Musings: What IS a point?
There has been a lot of complaining about balance lately. Some of it even came from this blog. However, all complaints about balance come down to one idea: something in the game is too powerful. This is a wrong way to think. It is my opinion that nothing can be too powerful.
I’ll stop for a second to let you clean up the drink you just spat out.
Nothing? Nothing. Not even an invincible model that has a weapon that kills every model within 24″ and cannot be removed from play, even by effects that instantly kill everything? Even that. Here’s why. It’s a nitpicky stupid way to look at it, but I think it works. Nothing is too powerful AS LONG AS YOU PAY THE POINTS FOR IT.
Which begs the question: what IS a point? How do you determine how much a model SHOULD cost? Chances are, you’ve heard another gamer say “Man (insert unit name here) should totally cost (insert integer here) more points per model.” But how did that person come up with that number?

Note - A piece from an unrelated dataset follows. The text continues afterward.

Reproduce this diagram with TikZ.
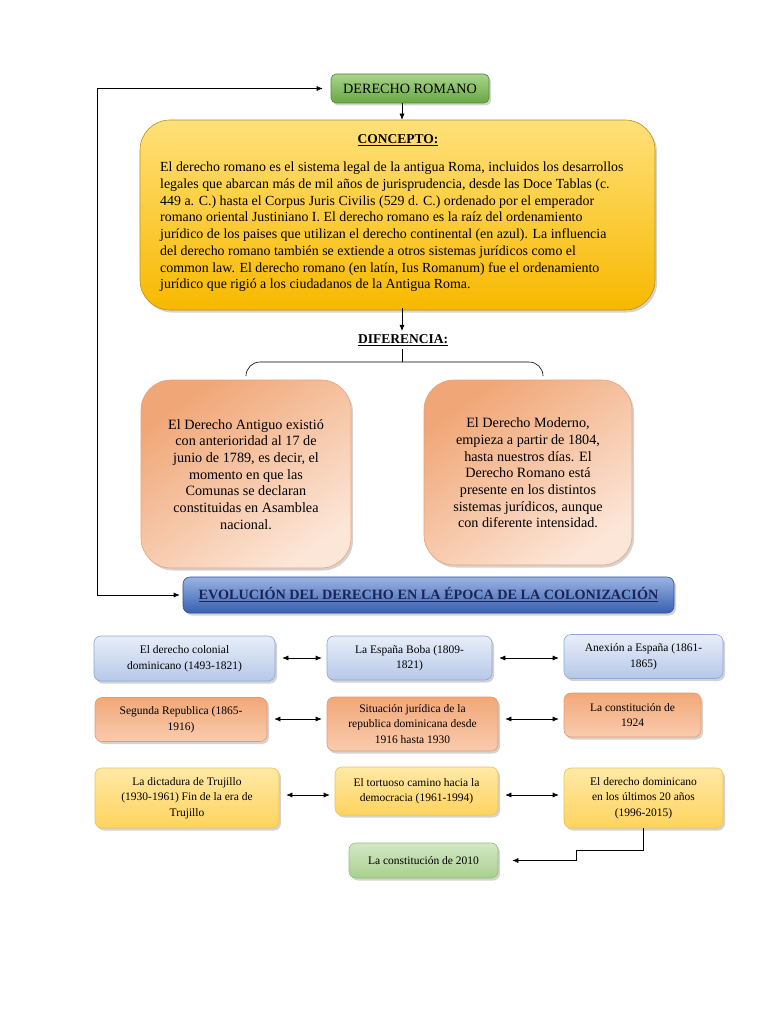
\documentclass[tikz,border=0pt]{standalone}
\usepackage{fontspec}
\setmainfont{Liberation Serif}
\usetikzlibrary{arrows.meta,shadows,positioning}

\definecolor{greenTop}{HTML}{A9D48C}
\definecolor{greenBot}{HTML}{68A843}
\definecolor{greenLine}{HTML}{4E8A2E}
\definecolor{goldTop}{HTML}{FFE07A}
\definecolor{goldBot}{HTML}{F7B900}
\definecolor{goldLine}{HTML}{B8901A}
\definecolor{peachDark}{HTML}{F0A676}
\definecolor{peachLight}{HTML}{FCE6D8}
\definecolor{peachLine}{HTML}{E9A27A}
\definecolor{navyTop}{HTML}{9AB3E3}
\definecolor{navyBot}{HTML}{3760B0}
\definecolor{navyLine}{HTML}{2E4F8F}
\definecolor{navyText}{HTML}{1A2456}
\definecolor{skyTop}{HTML}{E8EEF9}
\definecolor{skyBot}{HTML}{B6C8E8}
\definecolor{skyLine}{HTML}{8EA7D6}
\definecolor{sandTop}{HTML}{F2A878}
\definecolor{sandBot}{HTML}{F9CBAE}
\definecolor{sandLine}{HTML}{E29B6F}
\definecolor{lemonTop}{HTML}{FFE9A6}
\definecolor{lemonBot}{HTML}{FFD35E}
\definecolor{lemonLine}{HTML}{EFC253}
\definecolor{mintTop}{HTML}{D3E8C6}
\definecolor{mintBot}{HTML}{A8D08D}
\definecolor{mintLine}{HTML}{93BE78}

\tikzset{
    box/.style={draw, semithick, rounded corners=7pt, align=center, inner sep=0pt,
        drop shadow={opacity=0.35, shadow xshift=2pt, shadow yshift=-2.5pt},
        font=\fontsize{11.5}{15.5}\selectfont},
    romanbox/.style={box, draw=greenLine, top color=greenTop, bottom color=greenBot,
        rounded corners=5pt, font=\fontsize{14.2}{16}\selectfont},
    conceptbox/.style={box, draw=goldLine, top color=goldTop, bottom color=goldBot,
        rounded corners=30pt},
    diffbox/.style={box, draw=peachLine, top color=peachDark, bottom color=peachLight,
        shading angle=35, rounded corners=30pt, font=\fontsize{14.2}{16.7}\selectfont},
    evolbox/.style={box, draw=navyLine, top color=navyTop, bottom color=navyBot,
        rounded corners=7pt, text=navyText, font=\bfseries\fontsize{14.2}{16}\selectfont},
    skybox/.style={box, draw=skyLine, top color=skyTop, bottom color=skyBot},
    sandbox/.style={box, draw=sandLine, top color=sandTop, bottom color=sandBot},
    lemonbox/.style={box, draw=lemonLine, top color=lemonTop, bottom color=lemonBot},
    mintbox/.style={box, draw=mintLine, top color=mintTop, bottom color=mintBot},
    tip/.style={-{Latex[length=6pt,width=5pt]}, semithick},
    link/.style={{Latex[length=6pt,width=5pt]}-{Latex[length=6pt,width=5pt]}, semithick,
        shorten <=7pt, shorten >=5pt},
}

\begin{document}
\begin{tikzpicture}[x=1pt,y=-1pt]
    \useasboundingbox (0,0) rectangle (768,1024);

    % upper part
    \node[romanbox, minimum width=158, minimum height=29] (roman) at (410,88.5) {DERECHO ROMANO};
    \node[conceptbox, minimum width=515, minimum height=190] (concept) at (397.5,215) {};
    \node[font=\bfseries\fontsize{13.5}{15}\selectfont] (conctitle) at (398,140) {\underline{CONCEPTO:}};
    \node[anchor=west, align=left, inner sep=0pt, font=\fontsize{13.9}{16.7}\selectfont] (conctext) at (160,227) {%
        El derecho romano es el sistema legal de la antigua Roma, incluidos los desarrollos\\
        legales que abarcan más de mil años de jurisprudencia, desde las Doce Tablas (c.\\
        449 a. C.) hasta el Corpus Juris Civilis (529 d. C.) ordenado por el emperador\\
        romano oriental Justiniano I. El derecho romano es la raíz del ordenamiento\\
        jurídico de los paises que utilizan el derecho continental (en azul). La influencia\\
        del derecho romano también se extiende a otros sistemas jurídicos como el\\
        common law. El derecho romano (en latín, Ius Romanum) fue el ordenamiento\\
        jurídico que rigió a los ciudadanos de la Antigua Roma.};
    \node[font=\bfseries\fontsize{13.5}{15}\selectfont] (difer) at (403,340) {\underline{DIFERENCIA:}};

    \node[diffbox, minimum width=210, minimum height=188] (antiguo) at (246,474) {%
        \\[-6pt]El Derecho Antiguo existió\\ con anterioridad al 17 de\\ junio de 1789, es decir, el\\
        momento en que las\\ Comunas se declaran\\ constituidas en Asamblea\\ nacional.};
    \node[diffbox, minimum width=208, minimum height=185] (moderno) at (528,472.5) {%
        \\[-6pt]El Derecho Moderno,\\ empieza a partir de 1804,\\ hasta nuestros días. El\\
        Derecho Romano está\\ presente en los distintos\\ sistemas jurídicos, aunque\\ con diferente intensidad.};

    \node[evolbox, minimum width=491, minimum height=36] (evol) at (428.5,595) {%
        \raisebox{3pt}{\underline{EVOLUCIÓN DEL DERECHO EN LA ÉPOCA DE LA COLONIZACIÓN}}};

    % timeline rows
    \node[skybox, minimum width=181, minimum height=45] (colonial) at (184.5,658.5) {El derecho colonial\\ dominicano (1493-1821)};
    \node[skybox, minimum width=165, minimum height=44] (boba) at (409.5,658) {La España Boba (1809-\\ 1821)};
    \node[skybox, minimum width=159, minimum height=44] (anexion) at (643.5,656.5) {Anexión a España (1861-\\ 1865)};

    \node[sandbox, minimum width=172, minimum height=44] (segunda) at (181,719.5) {Segunda Republica (1865-\\ 1916)};
    \node[sandbox, minimum width=171, minimum height=54] (situacion) at (412.5,724) {Situación jurídica de la\\ republica dominicana desde\\ 1916 hasta 1930};
    \node[sandbox, minimum width=137, minimum height=44] (const1924) at (632.5,715) {La constitución de\\ 1924};

    \node[lemonbox, minimum width=184, minimum height=60] (trujillo) at (187,798) {La dictadura de Trujillo\\ (1930-1961) Fin de la era de\\ Trujillo};
    \node[lemonbox, minimum width=163, minimum height=48] (camino) at (416.5,791) {El tortuoso camino hacia la\\ democracia (1961-1994)};
    \node[lemonbox, minimum width=159, minimum height=60] (ultimos) at (643.5,798) {El derecho dominicano\\ en los últimos 20 años\\ (1996-2015)};

    \node[mintbox, minimum width=149, minimum height=35] (const2010) at (423.5,860.5) {La constitución de 2010};

    % connectors
    \coordinate (loop) at (97,595);
    \coordinate (brace) at (402,362);
    \coordinate (bl) at (246,375);
    \coordinate (br) at (543,375);
    \coordinate (stepa) at (576,850);
    \coordinate (row1) at (0,658);
    \coordinate (row2) at (0,719);
    \coordinate (row3) at (0,795);

    \draw[tip] (roman.south -| brace) -- (concept.north -| brace);
    \draw[tip] ([yshift=2pt]concept.south -| brace) -- (difer.north -| brace);
    \draw[semithick] (difer.south -| brace) -- (brace);
    \draw[semithick, rounded corners=14pt] (bl) |- (brace) -| (br);
    \draw[{Latex[length=6pt,width=5pt]}-{Latex[length=6pt,width=5pt]}, semithick, shorten <=3pt, shorten >=8pt]
        (evol.west) -- (loop) |- (roman.west);

    \draw[link] (colonial.east |- row1) -- (boba.west |- row1);
    \draw[link] (boba.east |- row1) -- (anexion.west |- row1);
    \draw[link] (segunda.east |- row2) -- (situacion.west |- row2);
    \draw[link] (situacion.east |- row2) -- (const1924.west |- row2);
    \draw[link] (trujillo.east |- row3) -- (camino.west |- row3);
    \draw[link] (camino.east |- row3) -- (ultimos.west |- row3);
    \draw[tip, shorten >=14pt] (ultimos.south) |- (stepa) |- (const2010.east);
\end{tikzpicture}
\end{document}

Well, lots of people just make them up. However after being thrashed by Nob Bikers/Missile Wolves/Flying Circus/Whatever enough times, you figure out just how many points on average that unit kills. You then compare that to the actual cost of the unit. On average they should be the same, and if the one is higher (usually MUCH higher in the cases where this much complaining happens) then the unit doesn’t cost enough and is “overpowered.”
But this doesn’t answer the question. What IS a point? It is a mathematical representation of simulated military power. Because it has a fixed value (multiples of one, you can’t have half a point) then ideally on average a unit will “make its points back” plus or minus a bit. It’s those units that make WAY more than their points back on average that are overpowered or underpointed.

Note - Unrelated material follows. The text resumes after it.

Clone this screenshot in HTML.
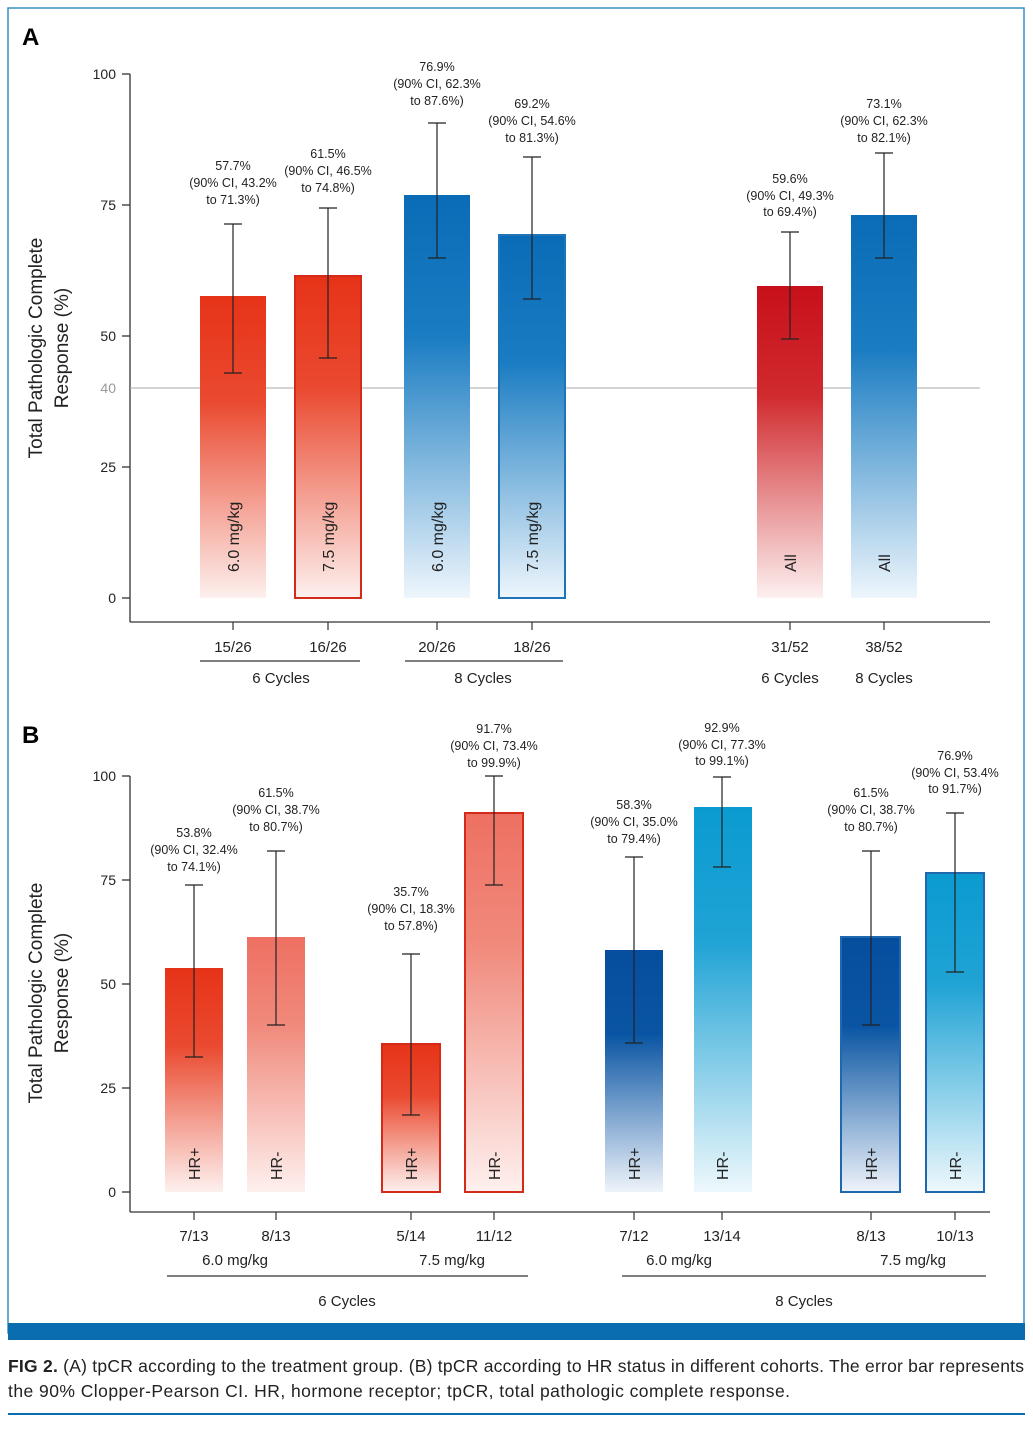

Sadly, once identified there’s not a really good way to fix the problem without an errata from the game company, which are sometimes rare (GW has been good lately, bringing Dark Angels and Black Templars back up to par).
Use statistics to solve all problem!
Points are the same thing as currency in the real world.

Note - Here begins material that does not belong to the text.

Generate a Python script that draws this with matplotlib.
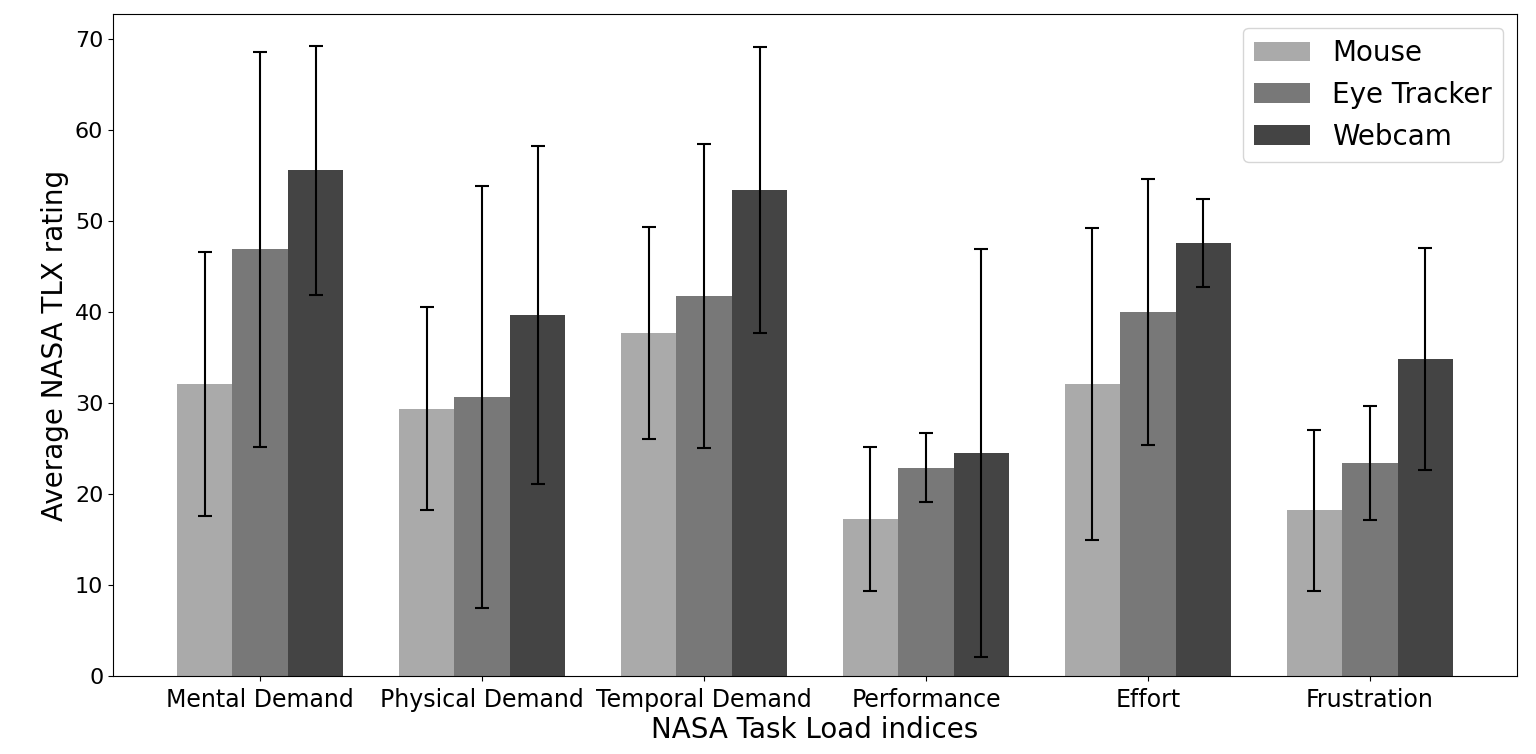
import numpy as np
import matplotlib
matplotlib.use('Agg')
import matplotlib.pyplot as plt

# NASA TLX indices and average ratings per input method
indices = ['Mental Demand', 'Physical Demand', 'Temporal Demand', 'Performance', 'Effort', 'Frustration']

mouse_mean = [32.1, 29.4, 37.7, 17.3, 32.1, 18.2]
mouse_std = [14.5, 11.2, 11.7, 7.9, 17.2, 8.8]

eye_mean = [46.9, 30.7, 41.8, 22.9, 40.0, 23.4]
eye_std = [21.7, 23.2, 16.7, 3.8, 14.6, 6.3]

webcam_mean = [55.6, 39.7, 53.4, 24.5, 47.6, 34.8]
webcam_std = [13.7, 18.6, 15.7, 22.4, 4.8, 12.2]

x = np.arange(len(indices))
width = 0.25

fig = plt.figure(figsize=(15.36, 7.54), dpi=100)
ax = fig.add_axes([0.0736, 0.1034, 0.914, 0.878])

err_kw = dict(ecolor='black', capsize=5, elinewidth=1.5, capthick=1.5)
ax.bar(x - width, mouse_mean, width, yerr=mouse_std, color='#aaaaaa', label='Mouse', error_kw=err_kw)
ax.bar(x, eye_mean, width, yerr=eye_std, color='#787878', label='Eye Tracker', error_kw=err_kw)
ax.bar(x + width, webcam_mean, width, yerr=webcam_std, color='#444444', label='Webcam', error_kw=err_kw)

ax.set_xticks(x)
ax.set_xticklabels(indices, fontsize=17)
ax.tick_params(axis='x', pad=5)
ax.tick_params(axis='y', labelsize=16)
ax.set_xlabel('NASA Task Load indices', fontsize=20, labelpad=3)
ax.set_ylabel('Average NASA TLX rating', fontsize=20)
ax.legend(loc='upper right', fontsize=20)

fig.savefig('out.png', dpi=100)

You spend points and in return, you get models (or models representing abstract objects…). And like currency, you only spend points where you think it’s “worth it.” That is, you are getting more for your points than you are paying (I pay 100 points for this unit, but I’m able to kill 105 points with it, this is a good deal).
You could probably make a point how GW (and wargames in general) are the perfect example of a command-based economy, as opposed to a free economy, but IMO the short answer to your post is: points are currency.
Disclaimer: I’m really terrible at this game, and army building in general. See my Thousand Sons army that is growing despite all attempts to demonstrate that they’re never going to win a game.